- Directed by: Laura Chiossone [it]
- Screenplay by: Alessandra Martellini Giulia Magda Martinez Chiara Menichetti Matteo Visconti
- Starring: Matilde Gioli; Cristiano Caccamo;
- Cinematography: Valerio Evangelista
- Edited by: Luciana Pandolfelli
- Music by: Ratchev & Carratello
- Distributed by: Amazon Prime Video
- Release date: 8 May 2026;
- Language: Italian

= No Place to Be Single =

No Place to Be Single (Non è un paese per single) is a 2026 Italian romantic comedy film directed by Laura Chiossone and starring Matilde Gioli and Cristiano Caccamo. The film is based on the novel with the same name by Felicia Kingsley.

Single mother Elisa, who helps manage and lives on the Tuscany family estate Le Giuggiole, life changes when her childhood friend Michele and brother Carlo inherit the property. They work through family conflicts and misunderstandings, reconnect and eventually fall in love.

It was released on Amazon Prime Video on 8 May 2026.

== Plot ==

Michele is a Milano womanizer and successful real estate broker. He and his younger brother are orphans and live together in a luxurious apartment. Michele works at the same company where their late brother Giorgio shone. As the CEO plans to retire, he is considering Michele as replacement. His first choice would have been Giorgio, so Michele must satisfy a client who aspires to build a golf club, or he will be fired.

The brothers discover their uncle Alfonso has died. The 90-year-old count owned the farming business Le Giuggiole in Belvedere, a small provincial village in Tuscany. Giorgio, Carlo, and Michele spent their summers there when younger.

Michele and Carlo go to Belvedere for the count’s funeral. They are his only known surviving relatives. As he was in debt, the bank seized the villa, so they stand to inherit the land and farmhouse, in which Elisa, her daughter Linda, sister Giada and mother live. The count allowed the family to live there to work the land. Elisa and Giada have known Michele and Carlo since childhood.

Elisa takes care of the olive trees, jujubes and vineyard. As she insists on working alone without hiring farm workers, the business is going bankrupt. Elisa is a single mother, whose daughter is a teen, the result of a brief encounter.

For Michele, his uncle’s death is providential, he wants to offer the land to the golf club client. He tries to hide this from Elisa and her family, but she inadvertently finds out. Since Carlo has a weakness for Giada, she asks her sister to befriend him in order to bring him to their side.

In the meantime they host the two brothers in the farmhouse. Giada reminds Elisa the secret she has kept hidden for so long could be used to their advantage. However, Elisa for some reason refuses to do so.

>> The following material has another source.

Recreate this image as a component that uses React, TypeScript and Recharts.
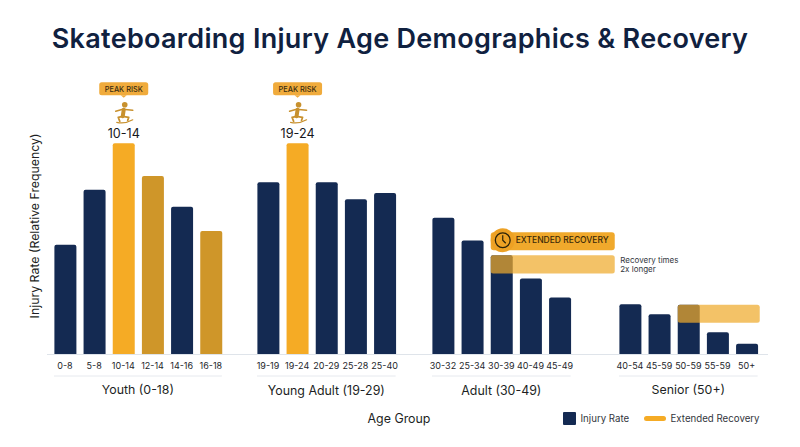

Not wanting to have any more secrets with Elisa after having made love with her, Michele discloses the imminent sale of the land and promises her a share. However, he discovers Elisa knew all along, does not care about the money and loves the farmhouse and the work.

Carlo, in love with Giada, refuses to sell as he does not want her to lose her home. Michele reveals the affair between Giada and Ettore, which he had learned about while in town. Carlo gets this confirmed when Ettore shows up to see Giada at the farmhouse, embarrassing her in front of him.

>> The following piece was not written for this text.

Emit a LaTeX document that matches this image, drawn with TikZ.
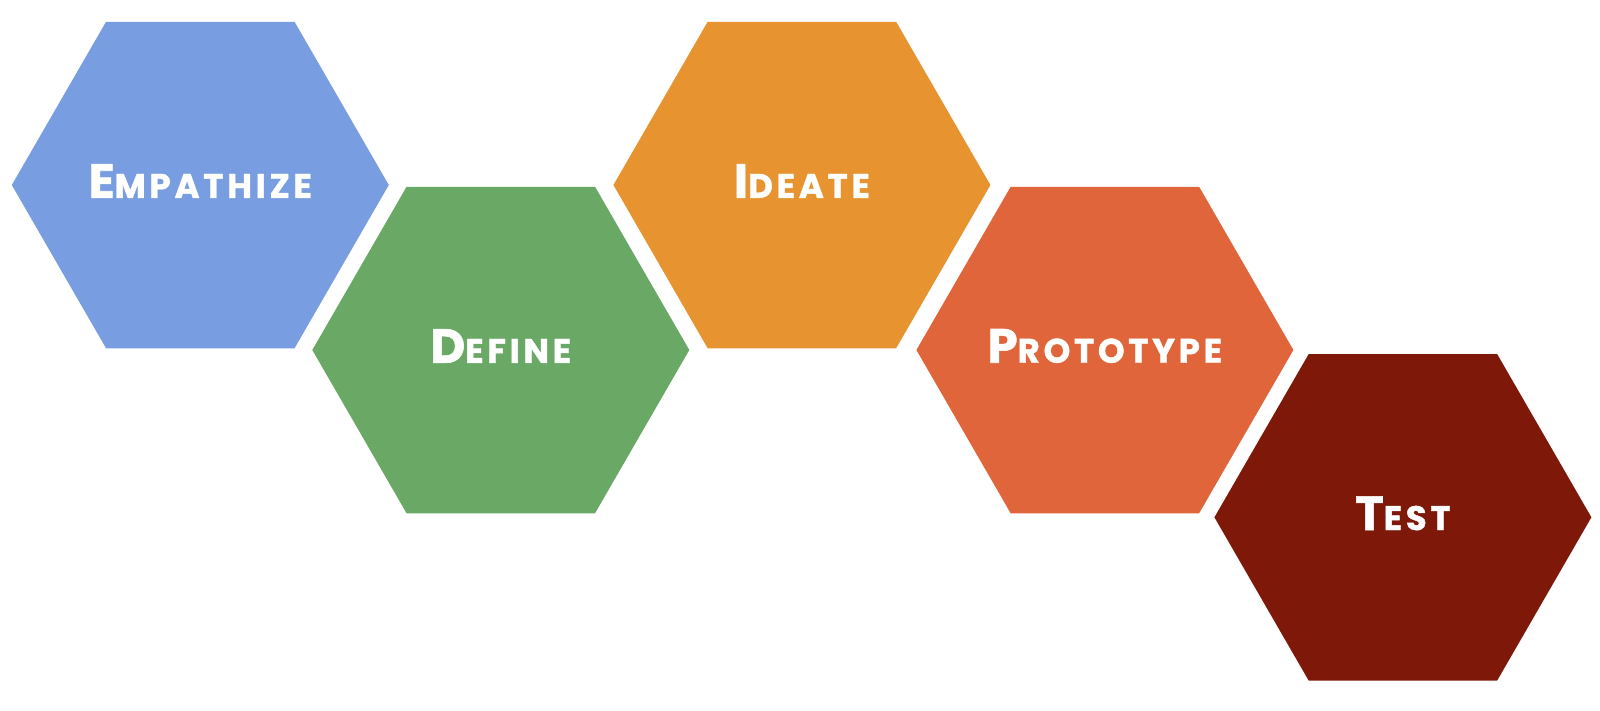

Once again, Giada tries to convince her sister to reveal her long-hidden secret, believing it to be the only way to avoid the sale. Their mother is confused, not understanding what her daughters are referring to. At that point, Elisa admits that Giorgio was Linda's father. The story she told of an Australian guy was a lie, but Linda overhears everything.

Beside herself with rage, Linda then reveals to Michele that she is his niece. As she too is one of Count Alfonso's heirs, she has the right to vote. So, Linda decides to support Michele, simply to spite her mother.

Linda impulsively loses her virginity to Paolo, the guy she has been dating. She immediately regrets it when he excuses himself to leave directly after. Linda reveals it to her mother to provoke her.

Elisa, in Michele's presence, harshly rebukes Paolo for his behavior, so much so that Michele realizes that she is mostly projecting her anger at Giorgio onto him. He has always idolized his late brother, but now discovers his true nature. Giorgio seduced Elisa with false promises of love, but after impregnating her, he abandoned her.

Elisa finally begins to manage the farm more seriously, hiring farmhands. As Michele is no longer employed, he will soon be leaving Belvedere. However, Elisa asks him to stay. Although she has yet to figure out her feelings for him, which scares her, Michele is the first person she has ever felt she cannot live without. So he decides to stay, and they kiss passionately.